Logistically, Denning said, this was extremely trying and opened the door to potential human error, such were the time constraints placed under teams. For 2016, engineers will be able to fully analyse and comprehend machine performance on Saturday evening before making adequate changes for race two.

"From our point of view, what we can give back to our sponsors and to the fans is so much more. Race day was, excuse my language, a clusterf**k. We arrived at the track at seven in the morning. We did the warm-up at 8.40am. If there were technical problems...

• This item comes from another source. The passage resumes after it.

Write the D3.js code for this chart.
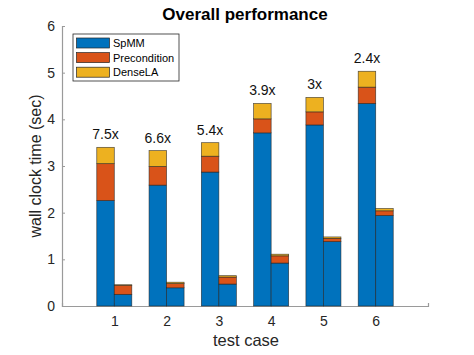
<!DOCTYPE html>
<html><head><meta charset="utf-8">
<script src="https://cdn.jsdelivr.net/npm/d3@7/dist/d3.min.js"></script>
<style>body{margin:0;background:#fff}svg{display:block}text{font-family:"Liberation Sans",Arial,sans-serif}</style>
</head><body>
<script>
const categories = [1, 2, 3, 4, 5, 6];
const seriesNames = ["SpMM", "Precondition", "DenseLA"];
const colors = ["#0072BD", "#D95319", "#EDB120"];
// left bar of each group (baseline)
const spmmA = [2.26, 2.59, 2.87, 3.71, 3.88, 4.34];
const precA = [0.79, 0.40, 0.34, 0.30, 0.28, 0.35];
const denseA = [0.35, 0.34, 0.29, 0.33, 0.31, 0.34];
// right bar of each group (optimized)
const spmmB = [0.25, 0.39, 0.47, 0.92, 1.38, 1.94];
const precB = [0.195, 0.09, 0.15, 0.155, 0.07, 0.10];
const denseB = [0.01, 0.03, 0.03, 0.035, 0.03, 0.05];
const speedups = ["7.5x", "6.6x", "5.4x", "3.9x", "3x", "2.4x"];
const yTicks = [0, 1, 2, 3, 4, 5, 6];

const W = 474, H = 355;
const svg = d3.select("body").append("svg").attr("width", W).attr("height", H);
const mL = 62, mR = 428, mT = 26, mB = 306;
const x = d3.scaleLinear().domain([0, 7]).range([mL, mR]);
const y = d3.scaleLinear().domain([0, 6]).range([mB, mT]);
const bw = 0.335;

// axes
const yAxis = d3.axisLeft(y).tickValues(yTicks).tickSize(-3).tickPadding(7).tickFormat(d3.format("d"));
const xAxis = d3.axisBottom(x).tickValues(categories).tickSize(-3).tickPadding(10).tickFormat(d3.format("d"));
const ga = svg.append("g");
const gy = ga.append("g").attr("transform", `translate(${mL},0)`).call(yAxis);
const gx = ga.append("g").attr("transform", `translate(0,${mB})`).call(xAxis);
[gy, gx].forEach(g => {
  g.select(".domain").attr("stroke", "#9a9a9a").attr("stroke-width", 1.2);
  g.selectAll(".tick line").attr("stroke", "#9a9a9a");
  g.selectAll(".tick text").attr("fill", "#262626").style("font-size", "14px");
});

// stacked bars
const groups = [
  {off: -bw, vals: [spmmA, precA, denseA]},
  {off: 0, vals: [spmmB, precB, denseB]}
];
const barsG = svg.append("g");
groups.forEach(g => {
  categories.forEach((c, i) => {
    let base = 0;
    g.vals.forEach((arr, s) => {
      const v = arr[i];
      barsG.append("rect")
        .attr("x", x(c + g.off))
        .attr("width", x(bw) - x(0))
        .attr("y", y(base + v))
        .attr("height", y(base) - y(base + v))
        .attr("fill", colors[s])
        .attr("stroke", "#1f1f1f").attr("stroke-opacity", 0.75).attr("stroke-width", 0.7);
      base += v;
    });
  });
});

// speedup labels
categories.forEach((c, i) => {
  const tot = spmmA[i] + precA[i] + denseA[i];
  svg.append("text").attr("x", x(c - bw / 2)).attr("y", y(tot + 0.28))
    .attr("text-anchor", "middle").attr("dominant-baseline", "central")
    .attr("fill", "#111").style("font-size", "14px").text(speedups[i]);
});

// title & labels
svg.append("text").attr("x", 245).attr("y", 20).attr("text-anchor", "middle")
  .style("font-size", "17px").style("font-weight", "bold").attr("fill", "#000").text("Overall performance");
svg.append("text").attr("x", 246).attr("y", 346).attr("text-anchor", "middle")
  .style("font-size", "16.5px").attr("fill", "#262626").text("test case");
svg.append("text").attr("transform", `translate(41,${(mT + mB) / 2}) rotate(-90)`)
  .attr("text-anchor", "middle").style("font-size", "16px").attr("fill", "#262626").text("wall clock time (sec)");

// legend
const lg = svg.append("g").attr("transform", "translate(73,34)");
lg.append("rect").attr("width", 106).attr("height", 47).attr("fill", "#fff").attr("stroke", "#262626").attr("stroke-width", 0.8);
seriesNames.forEach((n, i) => {
  const yy = 4 + i * 14.6;
  lg.append("rect").attr("x", 3.5).attr("y", yy).attr("width", 33).attr("height", 10)
    .attr("fill", colors[i]).attr("stroke", "#262626").attr("stroke-width", 0.7);
  lg.append("text").attr("x", 40).attr("y", yy + 5).attr("dominant-baseline", "central")
    .style("font-size", "11px").attr("fill", "#000").text(n);
});
</script>
</body></html>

"Last year, at the last race of the year was a good example. We didn't finish with Alex in Qatar because we broke the engine in the first race. There was a human error in swapping the engine for the second race. But you will get that human error [because of time constraints].

"They knew it when they first fired the bike up and the oil pressure was down, but then there were ten minutes until pit lane opened. We said to Alex, 'Try but we think the engine might stop.' In the end it didn't make one lap. That wouldn't happen [with the new schedule].

"A one o'clock race on each day is great. It also means that after the races we can go and do Q&As with the fans in the village, which was impossible before, because it's leading into something the next day. I think overall there has been some negative reaction and I don't have that opinion just because we're working with Dorna. I have a strong belief that in the end it will be much better."

While the series was notable for the breath-taking dominance of runaway title winner Jonathan Rea in 2015, a certain depth has been added to the field for the new year with ex-MotoGP champion Nicky Hayden and reigning British champion Josh Brookes two noteworthy additions.

Denning added that the addition of two BMW teams, Yamaha's official return and Dorna's increased understanding of how the series should be run leaves the championship in fine shape as it enters its 29th season.

"We have now got two competitive BMW teams rather just a one-rider team. MV is still her and we've unfortunately lost Suzuki, they've been replaced with Yamaha. The championship will be a lot stronger. Nicky is a big attraction. I think he's riding that bike really well. He's strong and looks committed. He'll do a really good job.

"Josh has a bit of a bad boy image. He's the British champion. He's a fast Australian. We need that. You look at the depth of the field and it's much stronger and more interesting, in terms of bikes and riders.

"When Dorna took over World Superbike they didn't really understand the points of difference between GPs and World Superbikes. Now they do. It's a slow transition but the team in World Superbike are now focussing on the differences. The fans can get more access to riders.

"The two-race format is something completely different. This understanding from Dorna was of GP racing as it was and MotoGP racing in the last ten years, so it's quite a big transition for them. For Javier Alonso to say, 'If you think that's right, go ahead and do it' [is positive]. I'd still like to see more free-to-access video content in World Superbike. But we keep pushing for that, let's see."